Colors can also be really powerful tool. So powerful, in fact, that there’s an entire science called color theory dedicated to colors and how they make us feel. Warm colors like reds, yellows, oranges make us feel hot emotions like happy, angry, creative. Cool colors like greens, blues, purples make us feel cool emotions like calm or sadness. Each color associated with the chakras can be used as a gateway to incorporating colors in your sacred space. You may also consider selecting a color palette of two or three colors to stick with, or go full spectrum and use the entire rainbow.
Try to incorporate as many elements pertaining to the senses as you can into your puja, making it more multilayered. Perhaps incorporate the sense of smell through candles, incense, or essential oils. If your puja is public, you may want to avoid synthetic smells, opting for natural plant oil-based ones instead. Higher quality incense and candles tend to have more agreeable smells to most people.

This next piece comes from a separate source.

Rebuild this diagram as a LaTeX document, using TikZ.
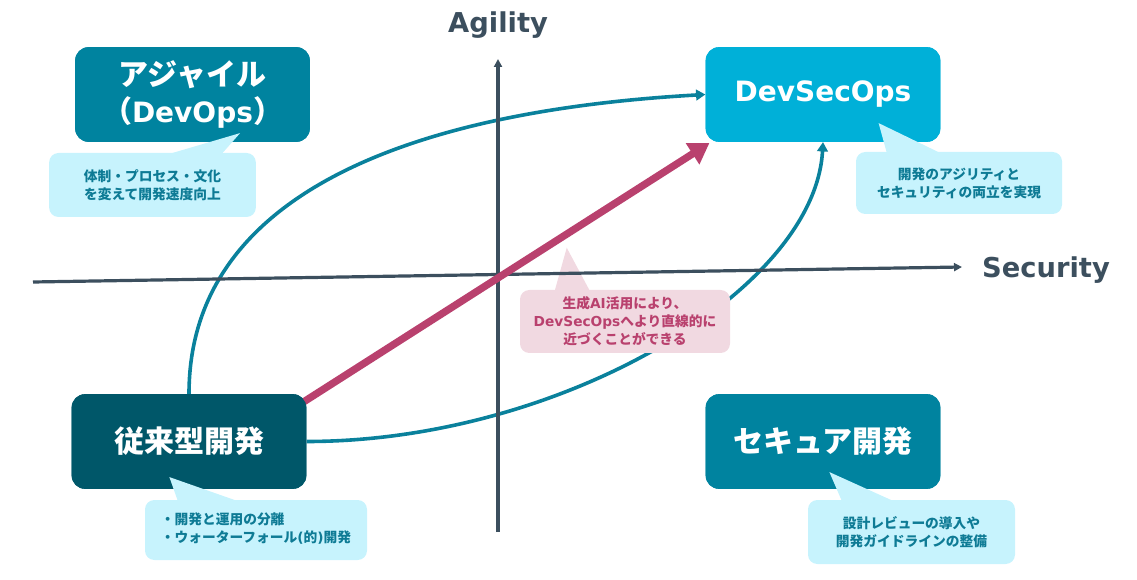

Nag champa incense is a type that most people can stomach. Opt for soy-based candles, which are healthier and cleaner to inhale than parrafin. Many soy candles are made with essential oils, too. Essential oils are plant derivatives that are concentrated into a carrier oil. They are prized for their aromatherapeutic effects and assistance with different ailments. An essential oil diffuser is a small device that uses water to disseminate the essential oil into the air. There are many different essential oils, but the most common are lavender, which has a calming effect, eucalyptus, which helps the respiratory tract, and peppermint, which helps with focus.
As mentioned previously, go to nature. Find leaves, pinecones, rocks, or anything that catches your eye to bring your space to the next level. Crystals are a very popular element of sacred spaces. Like essential oils, crystals also help with ailment or with bringing in desired qualities, and they are also linked to the chakras. Amethyst, for example, is a purple stone, and is used for the third eye and crown chakras. It cultivates divine connection, and is known as a strong stone for fertility.
The internet will be one of your best resources when creating a sacred space. Don’t be afraid to Google symbols, crystal meanings, samples of other altars, etc. Maybe start a Pinterest board with puja inspiration. Pinterest is also a good resource for color palettes. There are an infinite number of books that may help, such as The Book of Symbols, The Crystal Bible, and Chakra Meditation. Most of these books are available through the library, as well. There are also new age, or metaphysical, stores all over the world that sell a variety of sacred objects that could be used for your altar. Many of these stores also sell crystals, essential oils, and incense. There are also a vast number of online stores that sell these resources. I highly recommend Young Living essential oils, as they are the highest quality that I have seen on the market. Even just going on a hike can lend itself to your sacred space, as you may find some pieces of nature that you want to use in your puja. If you find yourself interested in color theory, many sites like Coursera offer free college courses in the subject. Whatever it is that you’re interested in or passionate about, take it and run with it! As you gain more experience building a sacred space, these guidelines may melt away. Connect with your intuition and let it guide you, as it is the best teacher!